First, AI is a very broad category that encompasses many applications that are quite different. Machine learning has been a staple of our technological age for more than a decade now, and various forms of artificial intelligence have been deployed to make many of the apps and services we use daily possible. Second, even when we refer more specifically to generative AI, its uses are so broad and diverse that it is quite difficult to take a general stance about them. Third, AI is not like war in that it does not always involve the killing of human beings (except when it does, of course). Fourth, as recent news shows, the just war tradition is a complex and contested one. These warnings notwithstanding, the just war framework is helpful to investigate how to engage with AI carefully and avoid a “going with the flow” mentality.
Using just war criteria in an analogous way, I would argue that the Gospel demands a presumption against generative AI and chatbots, encourages us to pray for freedom from their bondage, and asks all people to work for their avoidance (cf. CCC, nos. 2307-2308). Given the conditions of fallen humanity, using generative AI might be justified at times, but Christians should engage with it only as a last resort, for just causes, with the right intentions, and if doing so does not produce graver evils and disorders (cf. CCC, no. 2309). The just war framework’s analogy also reminds us that there are ethical demands we must respect when we decide to use AI (jus ad AI), when we are using AI (jus in AI), and after we have used it (jus post AI). Finally, thinking of AI through the lenses of the just war tradition makes us recognize that some will want to renounce it altogether and become conscientious objectors to bear witness to the gravity of its moral risk (cf. CCC, nos. 2306) and that, accordingly, governments and institutions (tenure committees, for example) will need to protect their rights of conscience (cf. CCC, nos. 2311).
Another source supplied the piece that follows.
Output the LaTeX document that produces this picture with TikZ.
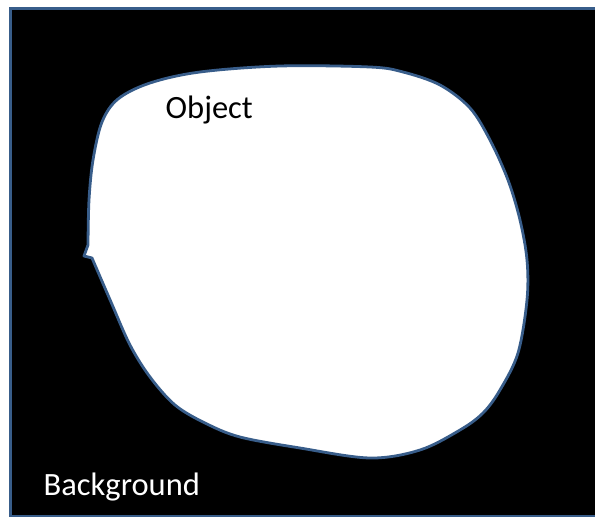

Taken together, these criteria help us discriminate between cases in which AI use is always forbidden (simulating personhood to exploit and monetize people’s needs for relationships, deception and misinformation, autonomous weapons systems, outsourcing intellectual work in educational settings, sex robots, deepfakes, and more) and others in which, for the sake of pursuing authentic human flourishing and the common good while protecting inviolable human dignity, its use might be ethical given that human abilities alone would not be able to pursue goods that are essential to integral human development (some applications in science and medicine, for example). The criteria help us tackle difficult areas where careful discernment is needed (for example, when is it moral to substitute human labor with AI? What tasks are ethical to outsource to AI, given the deskilling that accompanies all outsourcing?), while constantly reminding us that the material and spiritual conditions of our age make human exploitation the most likely outcome when it comes to technology (let’s learn our lessons from the ongoing discovery of the harmful effects of screen-based childhood, smartphones, and social media!).
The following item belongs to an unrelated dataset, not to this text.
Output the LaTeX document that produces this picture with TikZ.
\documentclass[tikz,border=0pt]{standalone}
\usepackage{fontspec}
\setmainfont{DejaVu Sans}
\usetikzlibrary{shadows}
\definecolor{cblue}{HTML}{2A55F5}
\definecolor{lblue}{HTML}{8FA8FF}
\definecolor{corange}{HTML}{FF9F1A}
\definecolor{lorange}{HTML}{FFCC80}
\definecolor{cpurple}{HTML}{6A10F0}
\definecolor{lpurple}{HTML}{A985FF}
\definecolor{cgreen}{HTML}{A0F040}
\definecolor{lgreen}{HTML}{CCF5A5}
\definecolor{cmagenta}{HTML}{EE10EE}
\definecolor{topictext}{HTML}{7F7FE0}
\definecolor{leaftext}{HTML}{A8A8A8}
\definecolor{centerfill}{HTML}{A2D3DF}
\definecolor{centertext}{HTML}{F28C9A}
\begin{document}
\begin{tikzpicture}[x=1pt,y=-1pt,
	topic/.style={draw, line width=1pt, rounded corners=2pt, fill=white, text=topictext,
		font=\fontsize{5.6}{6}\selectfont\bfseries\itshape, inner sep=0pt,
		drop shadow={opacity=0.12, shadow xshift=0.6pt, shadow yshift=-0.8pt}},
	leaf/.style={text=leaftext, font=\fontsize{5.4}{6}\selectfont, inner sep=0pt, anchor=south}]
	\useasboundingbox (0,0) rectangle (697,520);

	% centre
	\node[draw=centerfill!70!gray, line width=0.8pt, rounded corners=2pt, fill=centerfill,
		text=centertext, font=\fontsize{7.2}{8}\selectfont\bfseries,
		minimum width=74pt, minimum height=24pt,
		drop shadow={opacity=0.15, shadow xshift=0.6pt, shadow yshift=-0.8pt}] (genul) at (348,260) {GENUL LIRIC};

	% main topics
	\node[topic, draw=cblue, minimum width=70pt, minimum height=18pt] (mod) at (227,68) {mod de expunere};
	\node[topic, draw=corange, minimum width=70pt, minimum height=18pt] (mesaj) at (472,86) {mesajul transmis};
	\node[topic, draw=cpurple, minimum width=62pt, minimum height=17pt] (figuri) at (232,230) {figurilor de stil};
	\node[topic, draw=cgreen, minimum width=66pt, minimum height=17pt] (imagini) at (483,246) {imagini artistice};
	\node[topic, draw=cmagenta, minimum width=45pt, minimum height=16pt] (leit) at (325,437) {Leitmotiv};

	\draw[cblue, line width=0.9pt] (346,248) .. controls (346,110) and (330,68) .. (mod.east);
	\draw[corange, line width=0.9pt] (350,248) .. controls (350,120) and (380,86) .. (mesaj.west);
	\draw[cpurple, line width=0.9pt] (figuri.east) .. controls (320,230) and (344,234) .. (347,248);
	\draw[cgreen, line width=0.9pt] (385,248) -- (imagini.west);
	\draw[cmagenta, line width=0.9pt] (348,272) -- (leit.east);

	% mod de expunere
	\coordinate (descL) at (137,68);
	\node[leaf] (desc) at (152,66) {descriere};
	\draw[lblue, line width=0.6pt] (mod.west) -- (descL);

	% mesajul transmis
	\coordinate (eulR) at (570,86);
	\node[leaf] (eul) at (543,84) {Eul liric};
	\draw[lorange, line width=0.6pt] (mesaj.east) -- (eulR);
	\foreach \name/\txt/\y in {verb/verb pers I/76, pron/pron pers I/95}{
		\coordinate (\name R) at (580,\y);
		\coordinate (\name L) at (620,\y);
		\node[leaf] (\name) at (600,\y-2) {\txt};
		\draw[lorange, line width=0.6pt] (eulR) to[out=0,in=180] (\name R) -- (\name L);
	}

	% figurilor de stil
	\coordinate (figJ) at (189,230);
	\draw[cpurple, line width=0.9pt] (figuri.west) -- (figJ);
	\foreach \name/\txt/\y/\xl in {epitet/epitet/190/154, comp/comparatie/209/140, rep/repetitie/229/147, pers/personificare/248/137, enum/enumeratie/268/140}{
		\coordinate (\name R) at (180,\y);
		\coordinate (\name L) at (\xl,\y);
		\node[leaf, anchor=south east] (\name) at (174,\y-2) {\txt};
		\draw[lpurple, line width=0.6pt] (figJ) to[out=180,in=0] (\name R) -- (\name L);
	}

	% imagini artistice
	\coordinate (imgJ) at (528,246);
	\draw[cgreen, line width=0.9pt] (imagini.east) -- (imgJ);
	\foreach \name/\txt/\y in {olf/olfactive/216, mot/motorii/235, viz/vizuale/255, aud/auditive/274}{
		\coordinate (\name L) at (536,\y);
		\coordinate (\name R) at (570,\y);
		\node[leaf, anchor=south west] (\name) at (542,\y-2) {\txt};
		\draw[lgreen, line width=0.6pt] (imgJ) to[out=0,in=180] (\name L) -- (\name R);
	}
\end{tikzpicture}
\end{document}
Every time I read or hear that AI could serve the good if used in the right way, I always think of the fact that Adam and Eve could have obeyed God in the garden (cf. Genesis 3). They did not, though, which leaves us in a wounded and fragile condition where, without the ongoing aid of grace, concupiscence, deception, injustice, inequalities, envy, greed, and pride constantly push us to use AI in a disordered way that harms human dignity, agency, and relationships (cf. CCC, 2317). Just like Christians never engage in war following efficiency, productivity, or the pursuit of power as the determining factors for discernment, so too we should not use these criteria to decide whether to use AI. Instead, everything we do must be the outworking of Christian discipleship, a calling that summons us to walk the narrow path not just of using AI for the good but, most importantly, to walk towards holiness and the kingdom. In the end, what good will it be to gain the world thanks to the power of AI if we lose our souls?